Extract every line from the records below that contains the word "matplotlib".
** START OF Material for this exercise **
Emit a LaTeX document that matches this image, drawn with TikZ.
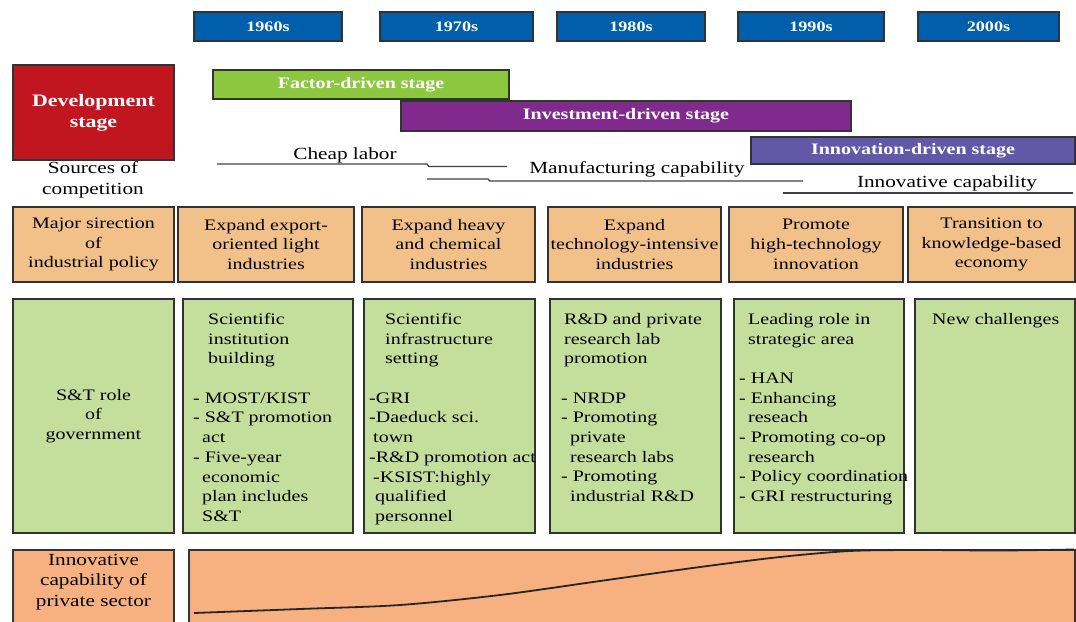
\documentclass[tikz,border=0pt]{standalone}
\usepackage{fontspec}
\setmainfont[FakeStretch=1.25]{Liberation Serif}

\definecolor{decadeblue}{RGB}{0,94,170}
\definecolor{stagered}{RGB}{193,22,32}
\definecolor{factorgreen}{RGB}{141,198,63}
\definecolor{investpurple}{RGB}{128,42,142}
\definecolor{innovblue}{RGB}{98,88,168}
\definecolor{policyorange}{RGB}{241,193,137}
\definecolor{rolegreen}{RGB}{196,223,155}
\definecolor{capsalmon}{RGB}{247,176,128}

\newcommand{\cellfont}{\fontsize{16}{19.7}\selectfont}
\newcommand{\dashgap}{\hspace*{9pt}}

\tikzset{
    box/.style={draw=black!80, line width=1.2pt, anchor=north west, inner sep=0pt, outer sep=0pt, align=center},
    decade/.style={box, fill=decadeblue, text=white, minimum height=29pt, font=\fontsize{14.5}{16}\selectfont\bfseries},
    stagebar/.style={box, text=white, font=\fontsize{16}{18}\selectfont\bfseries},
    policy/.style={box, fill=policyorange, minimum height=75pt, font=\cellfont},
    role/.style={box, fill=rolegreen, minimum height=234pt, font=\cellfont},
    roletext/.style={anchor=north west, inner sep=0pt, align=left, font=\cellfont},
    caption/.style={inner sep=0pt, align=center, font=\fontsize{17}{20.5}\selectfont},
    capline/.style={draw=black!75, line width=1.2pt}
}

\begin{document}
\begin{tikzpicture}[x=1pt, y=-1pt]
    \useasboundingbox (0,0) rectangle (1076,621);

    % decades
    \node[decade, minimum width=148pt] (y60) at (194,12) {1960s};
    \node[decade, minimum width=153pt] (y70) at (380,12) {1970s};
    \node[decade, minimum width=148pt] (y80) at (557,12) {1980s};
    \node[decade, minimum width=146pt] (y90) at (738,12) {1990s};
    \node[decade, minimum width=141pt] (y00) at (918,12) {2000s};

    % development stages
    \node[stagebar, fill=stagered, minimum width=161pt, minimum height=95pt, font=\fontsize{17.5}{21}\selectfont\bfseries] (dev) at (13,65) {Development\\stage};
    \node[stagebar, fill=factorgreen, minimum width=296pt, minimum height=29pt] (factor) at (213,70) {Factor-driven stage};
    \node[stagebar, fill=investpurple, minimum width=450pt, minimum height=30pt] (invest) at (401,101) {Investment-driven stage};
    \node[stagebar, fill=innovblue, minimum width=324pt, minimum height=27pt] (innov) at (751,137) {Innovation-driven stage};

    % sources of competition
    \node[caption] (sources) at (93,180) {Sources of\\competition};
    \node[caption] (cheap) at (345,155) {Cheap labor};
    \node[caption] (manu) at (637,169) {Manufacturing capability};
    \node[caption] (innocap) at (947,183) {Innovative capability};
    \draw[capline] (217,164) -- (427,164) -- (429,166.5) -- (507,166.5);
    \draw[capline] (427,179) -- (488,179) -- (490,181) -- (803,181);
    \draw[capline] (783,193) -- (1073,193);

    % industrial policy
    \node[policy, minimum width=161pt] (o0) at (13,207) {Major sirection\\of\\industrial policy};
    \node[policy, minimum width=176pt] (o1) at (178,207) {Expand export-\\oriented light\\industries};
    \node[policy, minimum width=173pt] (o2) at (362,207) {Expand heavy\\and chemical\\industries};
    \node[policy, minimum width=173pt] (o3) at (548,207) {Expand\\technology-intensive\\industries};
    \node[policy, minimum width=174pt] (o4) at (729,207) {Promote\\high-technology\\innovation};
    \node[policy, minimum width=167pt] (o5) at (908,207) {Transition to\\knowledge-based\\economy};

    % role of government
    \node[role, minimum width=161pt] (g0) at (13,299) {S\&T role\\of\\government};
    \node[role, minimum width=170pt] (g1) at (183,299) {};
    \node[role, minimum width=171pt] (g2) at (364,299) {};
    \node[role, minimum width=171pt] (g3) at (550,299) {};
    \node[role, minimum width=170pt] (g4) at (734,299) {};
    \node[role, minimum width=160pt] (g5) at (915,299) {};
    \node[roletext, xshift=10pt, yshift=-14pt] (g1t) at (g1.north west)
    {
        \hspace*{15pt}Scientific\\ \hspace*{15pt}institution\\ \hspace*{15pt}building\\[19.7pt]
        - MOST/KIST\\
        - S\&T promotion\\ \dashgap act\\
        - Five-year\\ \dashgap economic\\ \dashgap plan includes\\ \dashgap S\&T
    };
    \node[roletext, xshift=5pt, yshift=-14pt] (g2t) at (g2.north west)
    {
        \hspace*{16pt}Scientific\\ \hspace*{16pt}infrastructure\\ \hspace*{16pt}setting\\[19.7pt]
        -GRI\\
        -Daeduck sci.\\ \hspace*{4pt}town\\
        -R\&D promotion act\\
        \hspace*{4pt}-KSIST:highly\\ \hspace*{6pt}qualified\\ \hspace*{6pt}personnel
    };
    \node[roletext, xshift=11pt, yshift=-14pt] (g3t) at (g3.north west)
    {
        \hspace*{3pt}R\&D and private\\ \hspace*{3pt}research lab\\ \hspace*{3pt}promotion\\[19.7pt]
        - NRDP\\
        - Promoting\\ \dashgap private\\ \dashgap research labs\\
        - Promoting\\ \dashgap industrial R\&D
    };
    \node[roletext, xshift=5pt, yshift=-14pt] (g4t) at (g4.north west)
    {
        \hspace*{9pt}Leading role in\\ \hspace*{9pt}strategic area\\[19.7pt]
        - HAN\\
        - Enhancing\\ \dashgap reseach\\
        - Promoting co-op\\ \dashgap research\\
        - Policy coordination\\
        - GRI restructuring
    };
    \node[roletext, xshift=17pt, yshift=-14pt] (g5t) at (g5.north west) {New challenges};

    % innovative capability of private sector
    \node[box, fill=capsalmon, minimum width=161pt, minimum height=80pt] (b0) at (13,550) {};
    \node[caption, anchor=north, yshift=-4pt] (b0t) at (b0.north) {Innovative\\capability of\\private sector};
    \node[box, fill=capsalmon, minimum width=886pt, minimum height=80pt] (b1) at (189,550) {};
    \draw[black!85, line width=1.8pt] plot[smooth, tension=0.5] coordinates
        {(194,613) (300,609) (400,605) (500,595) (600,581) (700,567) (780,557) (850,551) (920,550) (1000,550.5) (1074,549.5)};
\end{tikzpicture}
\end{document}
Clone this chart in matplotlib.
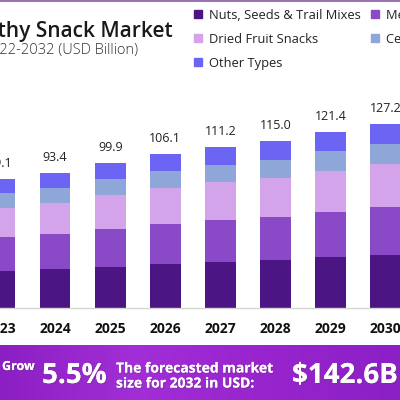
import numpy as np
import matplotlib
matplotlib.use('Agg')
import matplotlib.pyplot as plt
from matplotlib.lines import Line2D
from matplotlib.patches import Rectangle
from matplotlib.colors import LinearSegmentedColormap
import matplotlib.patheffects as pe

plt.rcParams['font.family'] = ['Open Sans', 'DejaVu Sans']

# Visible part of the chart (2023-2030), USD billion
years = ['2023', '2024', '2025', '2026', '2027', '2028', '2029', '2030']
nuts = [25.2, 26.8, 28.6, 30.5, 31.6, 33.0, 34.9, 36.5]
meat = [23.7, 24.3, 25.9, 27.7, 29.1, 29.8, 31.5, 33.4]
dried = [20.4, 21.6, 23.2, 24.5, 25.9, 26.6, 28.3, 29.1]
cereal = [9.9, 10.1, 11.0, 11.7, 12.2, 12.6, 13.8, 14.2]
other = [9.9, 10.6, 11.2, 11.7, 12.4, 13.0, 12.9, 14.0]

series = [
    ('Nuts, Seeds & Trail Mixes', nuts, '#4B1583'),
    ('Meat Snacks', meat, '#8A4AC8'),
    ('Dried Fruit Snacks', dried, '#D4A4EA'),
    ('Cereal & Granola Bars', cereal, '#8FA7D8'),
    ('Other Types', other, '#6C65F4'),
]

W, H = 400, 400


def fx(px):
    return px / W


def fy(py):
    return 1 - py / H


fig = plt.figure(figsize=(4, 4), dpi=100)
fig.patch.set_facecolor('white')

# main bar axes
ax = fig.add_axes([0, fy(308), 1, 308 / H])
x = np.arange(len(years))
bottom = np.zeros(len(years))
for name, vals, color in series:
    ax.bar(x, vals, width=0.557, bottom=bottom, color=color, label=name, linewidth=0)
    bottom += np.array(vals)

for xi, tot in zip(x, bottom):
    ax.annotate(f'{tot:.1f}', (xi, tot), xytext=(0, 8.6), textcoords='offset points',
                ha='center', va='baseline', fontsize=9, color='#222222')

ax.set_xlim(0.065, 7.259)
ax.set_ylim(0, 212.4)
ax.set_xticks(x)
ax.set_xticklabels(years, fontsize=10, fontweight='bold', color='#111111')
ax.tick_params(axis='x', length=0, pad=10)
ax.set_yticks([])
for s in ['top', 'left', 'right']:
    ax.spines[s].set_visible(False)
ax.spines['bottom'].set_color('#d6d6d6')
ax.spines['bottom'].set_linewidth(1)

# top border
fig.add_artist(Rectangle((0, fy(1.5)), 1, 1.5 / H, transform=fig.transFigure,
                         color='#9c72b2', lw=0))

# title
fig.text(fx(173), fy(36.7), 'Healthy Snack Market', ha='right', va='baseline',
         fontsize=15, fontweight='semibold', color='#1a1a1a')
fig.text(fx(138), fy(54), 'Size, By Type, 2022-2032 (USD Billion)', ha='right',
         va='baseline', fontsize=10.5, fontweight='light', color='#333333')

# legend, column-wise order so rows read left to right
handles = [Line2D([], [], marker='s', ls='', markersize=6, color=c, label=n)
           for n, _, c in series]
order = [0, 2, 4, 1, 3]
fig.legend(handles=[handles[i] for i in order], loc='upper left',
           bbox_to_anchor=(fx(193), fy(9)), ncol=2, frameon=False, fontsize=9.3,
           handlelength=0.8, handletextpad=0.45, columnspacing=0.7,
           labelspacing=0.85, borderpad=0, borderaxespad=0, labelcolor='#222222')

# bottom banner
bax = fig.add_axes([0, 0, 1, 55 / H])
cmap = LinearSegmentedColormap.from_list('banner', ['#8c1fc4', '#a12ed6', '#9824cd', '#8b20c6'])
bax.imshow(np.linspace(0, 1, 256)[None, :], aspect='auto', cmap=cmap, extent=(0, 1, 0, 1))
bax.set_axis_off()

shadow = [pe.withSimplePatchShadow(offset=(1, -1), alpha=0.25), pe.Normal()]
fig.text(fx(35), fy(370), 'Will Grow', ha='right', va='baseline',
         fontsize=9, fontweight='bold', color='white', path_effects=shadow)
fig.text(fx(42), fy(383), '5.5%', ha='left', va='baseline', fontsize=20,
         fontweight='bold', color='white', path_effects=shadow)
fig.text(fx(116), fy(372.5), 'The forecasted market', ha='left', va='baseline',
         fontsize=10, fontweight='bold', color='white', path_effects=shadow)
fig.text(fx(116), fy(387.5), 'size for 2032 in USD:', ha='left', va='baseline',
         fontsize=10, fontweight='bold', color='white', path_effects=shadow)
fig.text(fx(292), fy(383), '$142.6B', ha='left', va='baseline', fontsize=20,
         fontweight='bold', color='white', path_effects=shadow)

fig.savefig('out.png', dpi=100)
** END OF Material for this exercise **
Task answer:
Clone this chart in matplotlib.
import matplotlib
matplotlib.use('Agg')
import matplotlib.pyplot as plt
from matplotlib.lines import Line2D
from matplotlib.patches import Rectangle
from matplotlib.colors import LinearSegmentedColormap
import matplotlib.patheffects as pe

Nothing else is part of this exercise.